## What you will do
Quote word for word the lines below, beginning with the first and ending with the one that has "const toData = a". Drop the pictures.

++++ Data segment ++++

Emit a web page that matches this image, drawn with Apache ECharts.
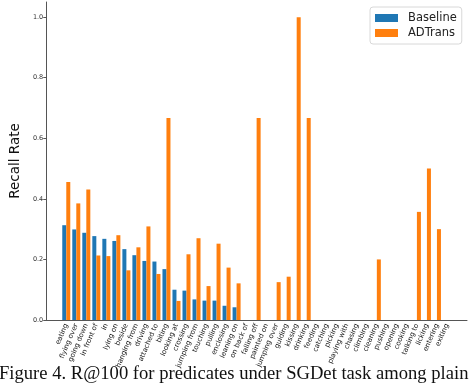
<!DOCTYPE html>
<html>
<head>
<meta charset="utf-8">
<script src="https://cdn.jsdelivr.net/npm/echarts@6/dist/echarts.min.js"></script>
<style>
html,body{margin:0;padding:0;background:#fff;}
#chart{width:474px;height:389px;}
</style>
</head>
<body>
<div id="chart"></div>
<script>
const categories = ['eating','flying over','going down','in front of','in','lying on','beside','hanging from','driving','attached to','biting','looking at','crossing','jumping from','touching','pulling','enclosing','leaning on','on back of','falling off','painted on','jumping over','guiding','kissing','drinking','feeding','catching','picking','playing with','chasing','climbing','cleaning','pushing','opening','cooking','talking to','licking','entering','exiting'];
const baseline = [0.313,0.299,0.288,0.277,0.268,0.261,0.234,0.214,0.195,0.193,0.168,0.100,0.097,0.068,0.064,0.064,0.047,0.042,0,0,0,0,0,0,0,0,0,0,0,0,0,0,0,0,0,0,0,0,0];
const adtrans = [0.456,0.385,0.431,0.213,0.211,0.280,0.164,0.240,0.309,0.152,0.667,0.063,0.217,0.270,0.112,0.252,0.173,0.121,0,0.667,0,0.125,0.143,1.0,0.667,0,0,0,0,0,0,0.2,0,0,0,0.357,0.5,0.3,0];
const yTicks = [0,0.2,0.4,0.6,0.8,1.0];
const seriesNames = ['Baseline','ADTrans'];
const caption = 'Figure 4. R@100 for predicates under SGDet task among plain';

const pad = 2;
const padCats = Array(pad).fill('');
const cats = padCats.concat(categories, padCats);
const padVals = Array(pad).fill(null);
const toData = a => padVals.concat(a.map(v => v === 0 ? null : v), padVals);

const chart = echarts.init(document.getElementById('chart'), null, {renderer:'canvas'});
chart.setOption({
  animation:false,
  backgroundColor:'#fff',
  textStyle:{fontFamily:'DejaVu Sans'},
  grid:{left:25, right:7, top:2, bottom:69, containLabel:false},
  legend:{
    orient:'vertical', left:370, top:7,
    data:seriesNames,
    itemWidth:23, itemHeight:8, itemGap:3,
    padding:[5,5,5,5],
    backgroundColor:'#fff', borderColor:'#d8d8d8', borderWidth:1, borderRadius:3,
    icon:'rect',
    textStyle:{fontFamily:'DejaVu Sans', fontSize:11.5, color:'#222', padding:[0,0,0,5]}
  },
  xAxis:{
    type:'category', data:cats, boundaryGap:false,
    axisLine:{lineStyle:{color:'#555', width:1}},
    axisTick:{show:false},
    axisLabel:{interval:0, rotate:67, fontSize:7, color:'#222', margin:4, fontFamily:'DejaVu Sans'},
    splitLine:{show:false}
  },
  yAxis:{
    type:'value', min:0, max:1.05,
    name:'Recall Rate', nameLocation:'middle', nameGap:12,
    nameTextStyle:{fontSize:13.5, color:'#111', fontFamily:'DejaVu Sans'},
    axisLine:{show:true, lineStyle:{color:'#555', width:1}},
    axisTick:{show:true, length:3, customValues:yTicks, lineStyle:{color:'#555'}},
    axisLabel:{customValues:yTicks, fontSize:6.5, color:'#333', margin:3, formatter:v=>v.toFixed(1)},
    splitLine:{show:false}
  },
  series:[
    {name:seriesNames[0], type:'bar', data:toData(baseline), barWidth:'40%', barGap:'0%', itemStyle:{color:'#1f77b4'}},
    {name:seriesNames[1], type:'bar', data:toData(adtrans), barWidth:'40%', barGap:'0%', itemStyle:{color:'#ff7f0e'}}
  ],
  graphic:[{
    type:'text', left:-1, top:365,
    style:{text:caption, font:'18.6px "Liberation Serif"', fill:'#111'}
  }]
});
</script>
</body>
</html>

++++

## Output of the exercise
Emit a web page that matches this image, drawn with Apache ECharts.
<!DOCTYPE html>
<html>
<head>
<meta charset="utf-8">
<script src="https://cdn.jsdelivr.net/npm/echarts@6/dist/echarts.min.js"></script>
<style>
html,body{margin:0;padding:0;background:#fff;}
#chart{width:474px;height:389px;}
</style>
</head>
<body>
<div id="chart"></div>
<script>
const categories = ['eating','flying over','going down','in front of','in','lying on','beside','hanging from','driving','attached to','biting','looking at','crossing','jumping from','touching','pulling','enclosing','leaning on','on back of','falling off','painted on','jumping over','guiding','kissing','drinking','feeding','catching','picking','playing with','chasing','climbing','cleaning','pushing','opening','cooking','talking to','licking','entering','exiting'];
const baseline = [0.313,0.299,0.288,0.277,0.268,0.261,0.234,0.214,0.195,0.193,0.168,0.100,0.097,0.068,0.064,0.064,0.047,0.042,0,0,0,0,0,0,0,0,0,0,0,0,0,0,0,0,0,0,0,0,0];
const adtrans = [0.456,0.385,0.431,0.213,0.211,0.280,0.164,0.240,0.309,0.152,0.667,0.063,0.217,0.270,0.112,0.252,0.173,0.121,0,0.667,0,0.125,0.143,1.0,0.667,0,0,0,0,0,0,0.2,0,0,0,0.357,0.5,0.3,0];
const yTicks = [0,0.2,0.4,0.6,0.8,1.0];
const seriesNames = ['Baseline','ADTrans'];
const caption = 'Figure 4. R@100 for predicates under SGDet task among plain';

const pad = 2;
const padCats = Array(pad).fill('');
const cats = padCats.concat(categories, padCats);
const padVals = Array(pad).fill(null);
const toData = a => padVals.concat(a.map(v => v === 0 ? null : v), padVals);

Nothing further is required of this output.